Scenario Planning Table
The following table demonstrates hypothetical CAPEX scenarios for a utility evaluating grid modernization. It compares baseline maintenance spending with two strategic initiatives. Each scenario assumes values in millions.
| Scenario | Net PPE Current | Net PPE Prior | Depreciation | Asset Sales | Impairments | Derived CAPEX |
|---|---|---|---|---|---|---|
| Baseline Maintenance | 420 | 408 | 28 | 3 | 0 | 40 |
| Grid Modernization | 450 | 408 | 28 | 3 | 2 | 69 |
| Renewable Integration | 475 | 408 | 28 | 3 | 4 | 96 |
Scenario analysis clarifies how incremental CAPEX choices impact the balance sheet. Investors can align these figures with rate-base adjustments or expected returns authorized by regulators, making derived CAPEX a critical forecasting input.
Advanced Considerations
In some cases, net PPE includes construction in progress (CIP). When a project stays in CIP for multiple quarters, it may not generate depreciation until placed in service. Analysts should examine CIP movements separately to gauge future depreciation burdens and capacity ramps. Some companies roll CIP into net PPE, while others break it out. When CIP is significant, consider adjusting CAPEX forecasts to reflect upcoming commissioning dates.
Another advanced topic is sustainability reporting. Many organizations disclose green CAPEX, highlighting investments targeting emissions reduction or energy efficiency. To derive green CAPEX from net PPE, identify line items tied to renewable equipment or efficiency upgrades and apply the same formula. This granularity supports ESG analysis and compliance with frameworks adopted by institutions like National Renewable Energy Laboratory, which offers guidelines on evaluating clean infrastructure spending.
Lease accounting also affects net PPE. Under ASC 842 and IFRS 16, right-of-use assets increase fixed asset balances. When deriving CAPEX, segregate leased assets from owned PPE, particularly when you seek to analyze cash-intensive investments. Lease additions are not always financed with upfront cash, so treat them separately to avoid inflating CAPEX numbers.
Case Study Insight
Consider a telecommunications company investing in fiber upgrades. The company’s net PPE rose from 520 million to 560 million year over year. Depreciation amounted to 42 million, and the company disposed of outdated switching equipment with a 6 million book value.
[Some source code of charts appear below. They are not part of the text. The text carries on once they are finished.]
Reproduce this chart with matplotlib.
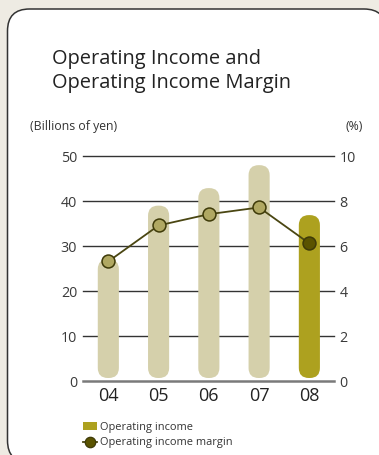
import matplotlib
matplotlib.use("Agg")
import matplotlib.pyplot as plt
from matplotlib.patches import FancyBboxPatch, Rectangle
from matplotlib.lines import Line2D

plt.rcParams['font.family'] = ['Open Sans', 'DejaVu Sans']

# Data
years = ["04", "05", "06", "07", "08"]
operating_income = [27.0, 38.9, 42.8, 47.9, 36.8]        # billions of yen
operating_margin = [5.3, 6.9, 7.4, 7.7, 6.1]             # %
left_ticks = [0, 10, 20, 30, 40, 50]
right_ticks = [0, 2, 4, 6, 8, 10]

W, H = 379, 456
fig = plt.figure(figsize=(W / 100, H / 100), dpi=100)
fig.patch.set_facecolor("#eeebe3")

# White rounded panel (runs off the right and bottom edges)
panel = FancyBboxPatch((7.5 / W, -7.5 / H), (386 - 7.5) / W, (456 + 7.5 - 10) / H,
                       boxstyle="round,pad=0,rounding_size=0.058",
                       mutation_aspect=W / H,
                       transform=fig.transFigure, facecolor="white",
                       edgecolor="#333333", linewidth=1.1, zorder=-5)
fig.patches.append(panel)

# Title
fig.text(52 / W, 1 - 64 / H, "Operating Income and", fontsize=14.4, color="#222222",
         va="baseline", ha="left")
fig.text(52 / W, 1 - 88 / H, "Operating Income Margin", fontsize=14.4, color="#222222",
         va="baseline", ha="left")
fig.text(30 / W, 1 - 127 / H, "(Billions of yen)", fontsize=8.8, color="#333333",
         va="center", ha="left")
fig.text(363 / W, 1 - 127 / H, "(%)", fontsize=8.8, color="#333333",
         va="center", ha="right")

ax_l, ax_r = 82.7 / W, 334 / W
ax_b, ax_t = 1 - 381.7 / H, 1 - 156.7 / H
ax = fig.add_axes([ax_l, ax_b, ax_r - ax_l, ax_t - ax_b])
ax.set_facecolor("none")
ax.set_xlim(-0.51, 4.49)
ax.set_ylim(0, 50)
for s in ax.spines.values():
    s.set_visible(False)

# Horizontal rules
for t in left_ticks[1:]:
    ax.axhline(t, color="#333333", linewidth=1.0, zorder=1, clip_on=False)
ax.axhline(0, color="#7a7a7a", linewidth=1.8, zorder=4, clip_on=False)

# Rounded bars
bar_w = 0.42
px_per_x = (ax_r - ax_l) * W / 5.0
px_per_y = (ax_t - ax_b) * H / 50.0
aspect = px_per_x / px_per_y
bar_colors = ["#d5d0ab"] * 4 + ["#ada11f"]
for i, (v, c) in enumerate(zip(operating_income, bar_colors)):
    p = FancyBboxPatch((i - bar_w / 2, 0.6), bar_w, v - 0.6,
                       boxstyle="round,pad=0,rounding_size=0.2",
                       mutation_aspect=aspect,
                       facecolor=c, edgecolor="none", zorder=2)
    ax.add_patch(p)

ax.set_xticks(range(len(years)))
ax.set_xticklabels(years, fontsize=13, color="#222222")
ax.set_yticks(left_ticks)
ax.set_yticklabels([str(t) for t in left_ticks], fontsize=10.3, color="#3a3a3a")
ax.tick_params(axis="both", length=0)
ax.tick_params(axis="y", pad=4)
ax.tick_params(axis="x", pad=4)

ax2 = ax.twinx()
ax2.set_ylim(0, 10)
for s in ax2.spines.values():
    s.set_visible(False)
ax2.set_yticks(right_ticks)
ax2.set_yticklabels([str(t) for t in right_ticks], fontsize=10.3, color="#3a3a3a")
ax2.tick_params(axis="y", length=0, pad=4)

xs = list(range(len(years)))
ax2.plot(xs, operating_margin, color="#4a4612", linewidth=1.3, zorder=3)
mfc = ["#b0a862"] * 4 + ["#5a5300"]
for x, y, fc in zip(xs, operating_margin, mfc):
    ax2.plot([x], [y], marker="o", markersize=9.3, markerfacecolor=fc,
             markeredgecolor="#3e3a08", markeredgewidth=1.1, zorder=5)

# Legend
fig.patches.append(Rectangle((83 / W, 1 - 431.3 / H), 14 / W, 8 / H,
                             transform=fig.transFigure, facecolor="#ada11f",
                             edgecolor="none"))
fig.lines.append(Line2D([83 / W, 97 / W], [1 - 442.5 / H] * 2,
                        transform=fig.transFigure, color="#4a4612", linewidth=1.3))
fig.lines.append(Line2D([90 / W], [1 - 442.5 / H], transform=fig.transFigure,
                        marker="o", markersize=7.5, markerfacecolor="#5a5300",
                        markeredgecolor="#3e3a08", markeredgewidth=0.9))
fig.text(100 / W, 1 - 427.3 / H, "Operating income", fontsize=7.9, color="#333333",
         va="center", ha="left")
fig.text(100 / W, 1 - 443 / H, "Operating income margin", fontsize=7.9, color="#333333",
         va="center", ha="left")

fig.savefig("out.png", dpi=100, facecolor=fig.get_facecolor())
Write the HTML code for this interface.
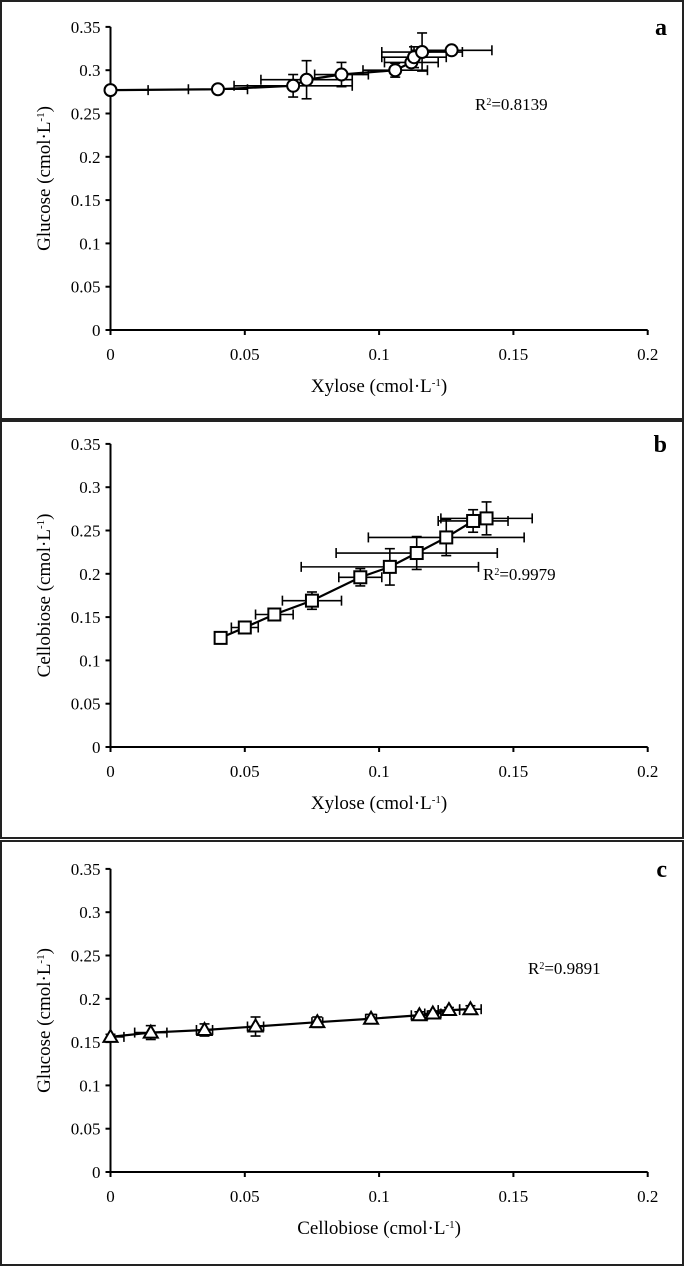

It recorded a small impairment of 3 million due to a hurricane-damaged facility. Applying the formula yields CAPEX of 91 million. A review of the cash flow statement shows 93 million of capital expenditures, confirming accuracy within a 2 percent margin. Management’s commentary emphasized a fiber build-out, aligning with the derived data. Analysts can use this confirmation to project future CAPEX tapering once the build-out saturates targeted markets.
Conclusion
Deriving CAPEX from net PPE equips you with a robust toolset for analyzing capital-intensive businesses, even when granular disclosures are sparse. By systematically adjusting the net PPE change for depreciation, asset sales, and impairments, you reveal the underlying investment momentum. This methodology enhances forecasting accuracy, strengthens valuation models, and supports strategic decisions related to financing, dividends, and growth initiatives. Mastery of this approach ensures you can discuss capital deployment with confidence during investor meetings, credit committee reviews, or academic research. With the calculator provided, you can automate repetitive tasks and focus on interpreting the signals CAPEX sends about corporate strategy.